Contemporary Relevance of the Requirement
In assessing the contemporary relevance of the two-thirds requirement, the court acknowledged that the justifications for such a provision in the 19th century no longer applied. It noted that modern advancements in municipal finance, including the presence of professional financial management and rigorous auditing processes, have significantly reduced the risks associated with local debt. The court pointed out that municipalities today are subject to a variety of fiscal regulations that ensure responsible borrowing practices, making the extraordinary majority requirement unnecessary for safeguarding fiscal health. Additionally, the court observed that the average voter today is better informed and more engaged in local governance than in the past, further diminishing the need for such stringent voting thresholds. Thus, the court concluded that the requirement no longer served a compelling state interest and should be invalidated.
Judicial Scrutiny of Voting Rights
The court applied a heightened level of scrutiny to the two-thirds vote requirement based on its impact on voting rights. It argued that voting is a fundamental right protected by the Fourteenth Amendment, and any law that affects this right must be carefully examined. The court contended that the extraordinary majority requirement imposed unnecessary burdens on voters who sought to express their support for public projects through the ballot. It maintained that, under the principles established in prior U.S. Supreme Court cases, any classification that dilutes the voting power of certain groups of voters must meet a compelling state interest test.
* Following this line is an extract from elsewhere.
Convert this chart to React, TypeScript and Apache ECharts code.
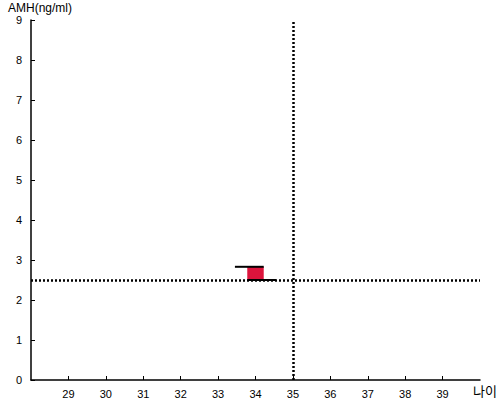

This requirement necessitated that the state demonstrate that the two-thirds vote threshold was essential to achieve a legitimate government objective, which the court found it failed to do.
Conclusion of the Court
Ultimately, the court concluded that the two-thirds vote requirement in the California Constitution for local bond elections violated the equal protection clause of the Fourteenth Amendment. It determined that such a requirement unjustly classified voters and diluted the votes of those in favor of bond proposals, effectively disenfranchising them. The court held that the historical justifications for the provision were no longer relevant in contemporary society, as modern safeguards and improved governance adequately addressed the concerns of fiscal irresponsibility. Therefore, the court declared the two-thirds requirement unconstitutional, emphasizing the importance of equal treatment in the electoral process and reaffirming the principle of one-person, one-vote. This decision marked a significant shift in California's approach to local government financing, allowing for a simpler majority vote to approve bond measures in the future.